In an open letter, Deputy Montfort Tadier has asked Health Minister Andrew Green to consider licensing Island growers to produce medicinal cannabis.
His comments come after Senator Green told the States Assembly this week that finding appropriate suppliers that are prepared to deliver cannabis-based medicine products to Jersey has been ‘more difficult than originally envisaged’.
Earlier this year, Senator Green revealed that following advice from the Jersey Misuse of Drugs Advisory Council he was looking into whether certain medicinal cannabis products could be made legal and added that he could lodge proposals to legalise certain products before the end of the year. However, he told the States on Monday that his original timescale had slipped.

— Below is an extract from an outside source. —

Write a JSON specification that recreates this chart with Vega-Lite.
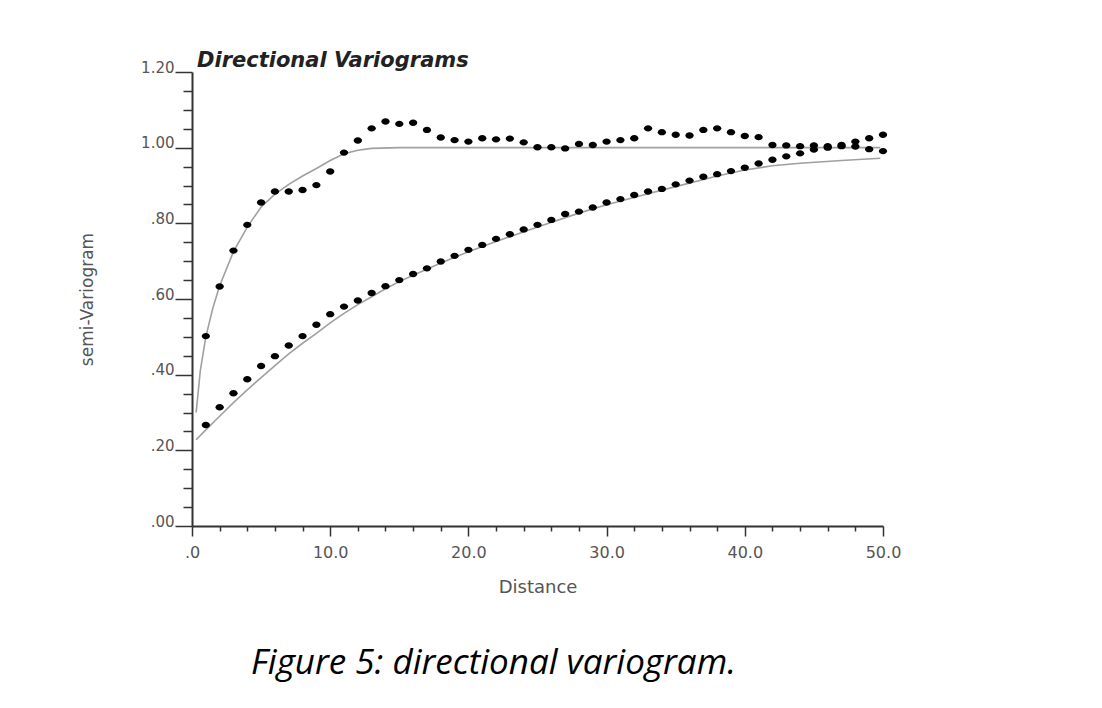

In an open letter published yesterday, Deputy Tadier says he has written to the minister to pass on the concerns that many Jersey people ‘are being delayed in legally accessing effective medicine’.
He adds: ‘It is nothing short of an act of cruelty to force patients to choose to live with pain and not access their chosen medication, or to potentially criminalise themselves and access unregulated and variable-quality medicine from the black market. They can of course choose to grow it themselves, ensuring quality, but still risking prosecution and jail.’
Deputy Tadier says he understands that quality-verified, medicinal cannabis already exists in the brands ‘Tilray’ in Canada and ‘Bedrocan’ in the Netherlands and says if the issue is getting medicinal cannabis through UK Customs ‘maybe the answer is to license our own growers here’.
He adds: ‘Why not put the fields to use in that way, and export the surplus? If we can grown hemp for rope, we can grow it for medicinal use too.